Coach in the time of Charles I
(From “Coach and Sedan Pleasantly Disputing”)

Coach in the time of Charles II
(From Thrupp’s “History of Coaches”)

“From this,” comments Sir Walter Gilbey, who quotes the letter, “it is evident that when six horses were used a postillion rode one of the leaders and controlled them; while the driver managed the wheelers and middle pair. When four horses were driven,” he continues, “it was the custom to have two outriders, one to ride at the leaders’ heads, and one at the two wheelers’. In town this would be merely display, but on a journey the outriders’ horses might replace those of the team in case of accident, or, more frequently, be added to them to help drag the coach over a stretch of bad road.”

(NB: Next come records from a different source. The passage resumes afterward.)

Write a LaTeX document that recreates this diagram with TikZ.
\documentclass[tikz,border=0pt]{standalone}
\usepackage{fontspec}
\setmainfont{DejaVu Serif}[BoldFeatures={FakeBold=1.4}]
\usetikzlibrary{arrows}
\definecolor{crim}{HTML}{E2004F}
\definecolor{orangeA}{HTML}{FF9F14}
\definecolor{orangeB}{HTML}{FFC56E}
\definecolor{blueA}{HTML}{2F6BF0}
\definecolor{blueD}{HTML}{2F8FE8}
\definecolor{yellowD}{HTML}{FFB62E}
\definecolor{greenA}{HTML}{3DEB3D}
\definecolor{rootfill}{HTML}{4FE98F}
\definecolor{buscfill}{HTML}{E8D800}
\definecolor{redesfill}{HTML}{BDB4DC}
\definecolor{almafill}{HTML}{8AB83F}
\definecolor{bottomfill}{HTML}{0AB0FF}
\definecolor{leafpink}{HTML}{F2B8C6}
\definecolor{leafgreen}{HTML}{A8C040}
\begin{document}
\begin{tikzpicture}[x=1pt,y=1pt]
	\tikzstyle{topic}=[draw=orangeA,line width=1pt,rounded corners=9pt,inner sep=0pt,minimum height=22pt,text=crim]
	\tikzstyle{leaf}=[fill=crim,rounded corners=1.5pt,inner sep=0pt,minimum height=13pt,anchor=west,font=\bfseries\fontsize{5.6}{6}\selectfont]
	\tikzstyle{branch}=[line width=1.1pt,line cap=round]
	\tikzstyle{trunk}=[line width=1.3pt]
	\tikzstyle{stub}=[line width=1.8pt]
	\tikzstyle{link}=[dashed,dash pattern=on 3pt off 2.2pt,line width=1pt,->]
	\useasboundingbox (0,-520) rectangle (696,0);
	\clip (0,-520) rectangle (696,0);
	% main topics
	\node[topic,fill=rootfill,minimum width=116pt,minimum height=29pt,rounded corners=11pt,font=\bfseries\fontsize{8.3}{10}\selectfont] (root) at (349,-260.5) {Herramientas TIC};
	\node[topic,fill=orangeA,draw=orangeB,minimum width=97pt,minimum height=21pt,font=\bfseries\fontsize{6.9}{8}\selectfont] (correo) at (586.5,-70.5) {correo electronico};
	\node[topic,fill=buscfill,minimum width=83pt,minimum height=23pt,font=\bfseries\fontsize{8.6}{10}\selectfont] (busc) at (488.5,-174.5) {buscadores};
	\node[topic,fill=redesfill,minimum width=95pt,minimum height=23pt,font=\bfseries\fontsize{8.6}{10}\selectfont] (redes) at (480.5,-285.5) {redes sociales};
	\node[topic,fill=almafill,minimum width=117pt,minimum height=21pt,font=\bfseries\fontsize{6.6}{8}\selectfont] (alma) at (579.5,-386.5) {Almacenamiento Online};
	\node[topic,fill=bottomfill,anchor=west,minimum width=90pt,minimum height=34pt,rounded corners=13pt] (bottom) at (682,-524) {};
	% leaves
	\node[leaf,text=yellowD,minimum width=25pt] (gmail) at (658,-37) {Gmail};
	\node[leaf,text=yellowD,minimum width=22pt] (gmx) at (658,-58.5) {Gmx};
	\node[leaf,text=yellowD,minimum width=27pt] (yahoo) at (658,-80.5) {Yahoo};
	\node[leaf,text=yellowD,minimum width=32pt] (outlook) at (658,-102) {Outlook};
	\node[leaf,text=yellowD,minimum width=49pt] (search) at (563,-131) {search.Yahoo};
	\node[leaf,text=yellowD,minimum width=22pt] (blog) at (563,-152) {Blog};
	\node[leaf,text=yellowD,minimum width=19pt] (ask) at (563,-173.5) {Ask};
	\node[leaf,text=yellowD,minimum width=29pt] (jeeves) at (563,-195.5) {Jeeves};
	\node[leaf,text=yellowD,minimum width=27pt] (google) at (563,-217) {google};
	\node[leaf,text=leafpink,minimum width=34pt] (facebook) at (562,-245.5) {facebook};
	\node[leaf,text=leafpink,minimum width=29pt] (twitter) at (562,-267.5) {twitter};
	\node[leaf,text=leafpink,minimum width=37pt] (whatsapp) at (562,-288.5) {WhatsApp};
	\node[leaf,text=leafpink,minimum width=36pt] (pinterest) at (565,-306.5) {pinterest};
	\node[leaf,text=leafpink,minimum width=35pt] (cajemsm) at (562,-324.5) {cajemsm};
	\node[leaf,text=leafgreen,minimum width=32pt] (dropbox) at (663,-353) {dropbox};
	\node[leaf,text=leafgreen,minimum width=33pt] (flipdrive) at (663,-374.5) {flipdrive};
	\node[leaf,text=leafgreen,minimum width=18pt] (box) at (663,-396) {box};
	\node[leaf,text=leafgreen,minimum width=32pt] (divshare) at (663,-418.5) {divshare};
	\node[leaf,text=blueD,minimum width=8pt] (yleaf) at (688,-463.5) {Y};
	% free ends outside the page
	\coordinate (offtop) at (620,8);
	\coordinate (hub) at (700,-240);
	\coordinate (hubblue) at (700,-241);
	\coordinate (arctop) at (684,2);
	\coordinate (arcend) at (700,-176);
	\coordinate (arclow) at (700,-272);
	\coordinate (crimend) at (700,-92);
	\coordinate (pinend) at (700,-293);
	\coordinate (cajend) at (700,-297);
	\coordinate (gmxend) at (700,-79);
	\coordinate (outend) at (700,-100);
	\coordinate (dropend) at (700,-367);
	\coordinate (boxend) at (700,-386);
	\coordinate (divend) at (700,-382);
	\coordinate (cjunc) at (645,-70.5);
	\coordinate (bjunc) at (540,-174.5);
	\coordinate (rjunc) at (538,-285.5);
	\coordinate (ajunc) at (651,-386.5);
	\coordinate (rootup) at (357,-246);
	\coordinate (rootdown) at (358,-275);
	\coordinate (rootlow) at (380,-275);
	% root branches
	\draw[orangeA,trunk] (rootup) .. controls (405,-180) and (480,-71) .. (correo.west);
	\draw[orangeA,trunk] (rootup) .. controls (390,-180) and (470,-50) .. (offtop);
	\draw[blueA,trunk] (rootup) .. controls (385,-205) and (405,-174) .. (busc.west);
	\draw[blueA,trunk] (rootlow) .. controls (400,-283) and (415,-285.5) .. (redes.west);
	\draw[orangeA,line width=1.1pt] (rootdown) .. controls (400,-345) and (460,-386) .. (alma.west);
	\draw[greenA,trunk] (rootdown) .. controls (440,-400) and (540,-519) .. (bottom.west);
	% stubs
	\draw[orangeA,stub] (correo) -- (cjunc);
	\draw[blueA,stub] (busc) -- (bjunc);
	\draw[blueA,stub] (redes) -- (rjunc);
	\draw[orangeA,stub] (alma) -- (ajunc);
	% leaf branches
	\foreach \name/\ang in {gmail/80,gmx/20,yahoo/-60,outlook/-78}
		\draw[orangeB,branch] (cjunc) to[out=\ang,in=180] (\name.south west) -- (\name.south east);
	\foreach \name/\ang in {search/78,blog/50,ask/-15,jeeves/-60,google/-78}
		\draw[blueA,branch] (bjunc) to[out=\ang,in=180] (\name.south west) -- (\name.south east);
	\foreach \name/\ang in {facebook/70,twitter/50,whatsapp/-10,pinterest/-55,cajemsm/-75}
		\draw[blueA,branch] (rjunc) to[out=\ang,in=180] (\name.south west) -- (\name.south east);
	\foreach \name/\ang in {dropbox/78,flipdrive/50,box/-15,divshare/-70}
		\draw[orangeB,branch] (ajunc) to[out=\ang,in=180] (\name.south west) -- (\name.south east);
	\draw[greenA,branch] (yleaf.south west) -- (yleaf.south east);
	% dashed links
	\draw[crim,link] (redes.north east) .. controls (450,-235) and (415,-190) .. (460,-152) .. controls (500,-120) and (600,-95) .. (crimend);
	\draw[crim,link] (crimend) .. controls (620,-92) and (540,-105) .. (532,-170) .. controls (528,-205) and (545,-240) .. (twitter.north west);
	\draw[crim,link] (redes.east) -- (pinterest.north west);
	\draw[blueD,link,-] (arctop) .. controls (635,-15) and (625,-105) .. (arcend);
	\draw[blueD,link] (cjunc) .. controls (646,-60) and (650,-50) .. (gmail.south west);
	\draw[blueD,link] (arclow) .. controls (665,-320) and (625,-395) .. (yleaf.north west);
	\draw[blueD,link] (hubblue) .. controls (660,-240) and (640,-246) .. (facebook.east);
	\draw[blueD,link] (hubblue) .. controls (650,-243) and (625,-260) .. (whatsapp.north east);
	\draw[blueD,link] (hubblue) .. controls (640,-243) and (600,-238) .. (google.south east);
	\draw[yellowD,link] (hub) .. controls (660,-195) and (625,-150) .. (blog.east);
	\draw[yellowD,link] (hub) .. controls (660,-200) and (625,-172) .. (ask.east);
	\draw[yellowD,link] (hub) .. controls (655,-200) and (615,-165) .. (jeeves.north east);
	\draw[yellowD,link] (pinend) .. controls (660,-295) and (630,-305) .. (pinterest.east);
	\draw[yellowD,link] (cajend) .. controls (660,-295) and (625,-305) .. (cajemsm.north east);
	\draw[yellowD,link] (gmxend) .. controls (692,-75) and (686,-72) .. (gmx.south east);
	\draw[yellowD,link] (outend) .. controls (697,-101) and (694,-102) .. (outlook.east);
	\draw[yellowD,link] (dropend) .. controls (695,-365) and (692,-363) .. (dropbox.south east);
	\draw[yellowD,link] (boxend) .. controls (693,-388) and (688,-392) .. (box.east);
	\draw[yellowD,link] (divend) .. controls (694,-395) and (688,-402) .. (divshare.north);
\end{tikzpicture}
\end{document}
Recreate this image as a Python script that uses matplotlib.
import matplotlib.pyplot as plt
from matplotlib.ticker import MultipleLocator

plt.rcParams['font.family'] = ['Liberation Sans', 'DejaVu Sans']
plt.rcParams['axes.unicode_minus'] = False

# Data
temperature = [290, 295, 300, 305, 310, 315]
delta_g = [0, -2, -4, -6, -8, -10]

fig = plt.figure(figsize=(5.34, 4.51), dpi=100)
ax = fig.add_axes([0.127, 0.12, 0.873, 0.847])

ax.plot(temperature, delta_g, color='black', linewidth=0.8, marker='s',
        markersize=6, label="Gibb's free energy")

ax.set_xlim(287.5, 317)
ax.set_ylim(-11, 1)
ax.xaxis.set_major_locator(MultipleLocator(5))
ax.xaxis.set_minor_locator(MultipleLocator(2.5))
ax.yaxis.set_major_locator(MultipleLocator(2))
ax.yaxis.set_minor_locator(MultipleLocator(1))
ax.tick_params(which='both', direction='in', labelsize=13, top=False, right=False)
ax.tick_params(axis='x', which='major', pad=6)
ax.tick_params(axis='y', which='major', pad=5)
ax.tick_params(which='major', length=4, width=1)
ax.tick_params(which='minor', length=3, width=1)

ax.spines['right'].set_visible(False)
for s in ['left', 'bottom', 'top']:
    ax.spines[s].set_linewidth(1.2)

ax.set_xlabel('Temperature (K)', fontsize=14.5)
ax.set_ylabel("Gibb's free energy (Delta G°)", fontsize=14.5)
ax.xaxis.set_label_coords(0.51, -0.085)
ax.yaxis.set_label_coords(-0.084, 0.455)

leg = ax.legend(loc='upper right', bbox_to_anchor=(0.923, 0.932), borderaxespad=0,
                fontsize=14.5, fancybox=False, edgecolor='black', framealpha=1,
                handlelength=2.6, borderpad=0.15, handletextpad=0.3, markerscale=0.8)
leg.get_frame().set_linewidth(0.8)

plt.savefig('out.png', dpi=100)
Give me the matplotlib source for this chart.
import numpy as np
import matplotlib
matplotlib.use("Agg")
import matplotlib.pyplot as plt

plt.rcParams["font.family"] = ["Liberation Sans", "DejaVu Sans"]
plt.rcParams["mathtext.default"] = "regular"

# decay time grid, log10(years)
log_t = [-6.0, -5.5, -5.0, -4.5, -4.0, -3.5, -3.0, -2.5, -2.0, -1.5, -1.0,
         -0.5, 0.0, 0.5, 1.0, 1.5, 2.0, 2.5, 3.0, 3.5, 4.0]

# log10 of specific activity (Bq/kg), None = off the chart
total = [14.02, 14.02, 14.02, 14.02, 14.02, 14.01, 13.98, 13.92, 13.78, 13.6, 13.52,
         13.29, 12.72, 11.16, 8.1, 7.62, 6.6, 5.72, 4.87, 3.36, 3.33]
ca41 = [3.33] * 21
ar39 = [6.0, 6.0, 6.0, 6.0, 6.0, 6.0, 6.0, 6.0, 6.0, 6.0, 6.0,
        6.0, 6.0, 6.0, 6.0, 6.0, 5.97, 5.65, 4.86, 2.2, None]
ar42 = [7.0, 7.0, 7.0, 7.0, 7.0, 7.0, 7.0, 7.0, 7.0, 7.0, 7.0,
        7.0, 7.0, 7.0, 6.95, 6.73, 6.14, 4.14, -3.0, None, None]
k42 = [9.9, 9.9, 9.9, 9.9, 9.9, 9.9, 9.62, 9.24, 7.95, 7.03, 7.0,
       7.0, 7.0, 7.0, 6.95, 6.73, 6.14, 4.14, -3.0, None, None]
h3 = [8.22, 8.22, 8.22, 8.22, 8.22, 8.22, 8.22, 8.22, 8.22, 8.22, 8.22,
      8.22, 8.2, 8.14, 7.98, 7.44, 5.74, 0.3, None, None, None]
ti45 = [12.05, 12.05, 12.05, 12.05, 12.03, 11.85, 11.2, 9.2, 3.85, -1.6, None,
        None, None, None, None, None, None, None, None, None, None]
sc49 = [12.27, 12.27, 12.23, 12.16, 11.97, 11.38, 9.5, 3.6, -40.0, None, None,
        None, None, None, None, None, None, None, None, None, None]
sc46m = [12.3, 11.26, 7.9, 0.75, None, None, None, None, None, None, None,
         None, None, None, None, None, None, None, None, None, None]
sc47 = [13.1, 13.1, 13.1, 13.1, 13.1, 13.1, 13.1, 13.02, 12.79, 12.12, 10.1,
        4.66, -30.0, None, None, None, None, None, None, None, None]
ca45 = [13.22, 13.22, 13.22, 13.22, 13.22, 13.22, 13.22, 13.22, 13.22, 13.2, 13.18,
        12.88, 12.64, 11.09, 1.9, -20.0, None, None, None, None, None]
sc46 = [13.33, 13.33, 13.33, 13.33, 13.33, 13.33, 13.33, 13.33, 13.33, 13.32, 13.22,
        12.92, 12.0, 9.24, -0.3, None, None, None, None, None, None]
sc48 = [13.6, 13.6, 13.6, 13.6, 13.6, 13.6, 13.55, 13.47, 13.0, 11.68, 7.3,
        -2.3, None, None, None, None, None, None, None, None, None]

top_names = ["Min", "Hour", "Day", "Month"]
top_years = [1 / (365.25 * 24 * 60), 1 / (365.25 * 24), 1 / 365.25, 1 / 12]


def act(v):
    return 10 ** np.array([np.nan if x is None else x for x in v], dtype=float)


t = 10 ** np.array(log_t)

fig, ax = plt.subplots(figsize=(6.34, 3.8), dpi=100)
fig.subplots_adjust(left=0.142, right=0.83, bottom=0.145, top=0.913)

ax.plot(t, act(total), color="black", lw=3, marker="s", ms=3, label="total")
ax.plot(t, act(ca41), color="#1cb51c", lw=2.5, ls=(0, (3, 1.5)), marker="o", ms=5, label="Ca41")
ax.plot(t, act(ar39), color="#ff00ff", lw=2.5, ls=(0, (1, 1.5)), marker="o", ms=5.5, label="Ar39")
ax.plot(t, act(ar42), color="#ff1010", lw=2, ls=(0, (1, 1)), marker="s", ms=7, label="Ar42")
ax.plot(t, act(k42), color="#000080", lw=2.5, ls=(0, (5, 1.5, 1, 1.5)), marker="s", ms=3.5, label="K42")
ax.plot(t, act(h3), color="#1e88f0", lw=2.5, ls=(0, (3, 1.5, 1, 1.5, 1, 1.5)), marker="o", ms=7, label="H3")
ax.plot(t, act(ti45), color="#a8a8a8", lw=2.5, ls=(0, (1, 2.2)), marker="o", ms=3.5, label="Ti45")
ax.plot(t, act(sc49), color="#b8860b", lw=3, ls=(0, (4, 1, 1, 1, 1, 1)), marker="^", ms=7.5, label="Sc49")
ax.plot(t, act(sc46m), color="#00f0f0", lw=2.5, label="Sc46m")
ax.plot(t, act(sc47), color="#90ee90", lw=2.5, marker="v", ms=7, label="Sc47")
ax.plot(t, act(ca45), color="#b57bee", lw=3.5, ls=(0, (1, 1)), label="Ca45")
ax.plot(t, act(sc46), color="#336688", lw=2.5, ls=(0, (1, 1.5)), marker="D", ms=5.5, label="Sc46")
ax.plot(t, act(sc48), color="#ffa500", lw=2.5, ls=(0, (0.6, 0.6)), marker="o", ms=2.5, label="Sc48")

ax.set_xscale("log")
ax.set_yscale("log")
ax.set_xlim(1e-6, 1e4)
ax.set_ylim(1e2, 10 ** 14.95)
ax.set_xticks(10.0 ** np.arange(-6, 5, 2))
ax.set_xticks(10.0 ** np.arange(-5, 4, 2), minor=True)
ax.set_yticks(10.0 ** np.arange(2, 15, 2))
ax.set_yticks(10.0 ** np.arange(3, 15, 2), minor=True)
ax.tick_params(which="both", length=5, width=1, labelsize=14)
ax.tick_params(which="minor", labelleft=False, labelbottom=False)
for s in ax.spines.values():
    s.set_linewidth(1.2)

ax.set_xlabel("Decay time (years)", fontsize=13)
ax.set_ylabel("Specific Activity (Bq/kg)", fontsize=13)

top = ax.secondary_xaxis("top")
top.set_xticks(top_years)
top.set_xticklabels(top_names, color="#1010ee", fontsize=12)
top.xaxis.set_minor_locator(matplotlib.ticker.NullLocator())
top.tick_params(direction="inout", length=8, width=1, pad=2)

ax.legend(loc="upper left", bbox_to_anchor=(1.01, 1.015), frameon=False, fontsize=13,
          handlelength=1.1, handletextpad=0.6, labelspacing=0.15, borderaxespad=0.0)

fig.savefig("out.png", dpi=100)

It is just possible that this coach which was overturned by Cromwell’s faulty driving is at present in existence, repaired, of course, and redecorated, and, incidentally, painted by Cipriani, as Mr. Speaker’s coach. This undoubtedly belongs to the period, and one writer actually commits himself to the statement that the two are identical. A commoner report assigns the Speaker’s coach in the first place to Lenthall, Cromwell’s Speaker. Whatever be its history, the coach is a fine example of Jacobean work. It is of carved oak, the body being hung upon leather braces. The workmanship, Mr. Oakley Williams thinks,[28] is Flemish. Cipriani’s work, added late in the eighteenth century, is still in good preservation. Five people can comfortably sit inside. “The Speaker,” says Mr. Williams, “presumably occupied the seat of honour alone. Opposite him sat his Chaplain and the Sergeant-at-Arms. For the accommodation of his other attendants ... a low bench is arranged across the floor of the coach, with a semicircular space for the legs of its occupants scooped out against either door”—relic, of course, of the boot. “The coach,” he continues, after mentioning that the Speaker always has his own arms painted on the side of the body, and is allowed an escort of a single Lifeguardsman, “weighs two tons one hundredweight and several pounds, yet for all its size it so beautifully hung and balanced that an able-bodied man was able without undue effort to draw it out for my inspection. Its coach-house is one of the vaults in the inner courtyard of the House of Lords.” Both origin and subsequent history of this coach, however, are wrapped in an impenetrable mystery.

Cromwell’s mishap naturally gave the Royalist writers an opportunity for satire. Cleveland wrote the following lines:—

“The whip again; away! ’tis too absurd

That thou should lash with whipcord now, but sword.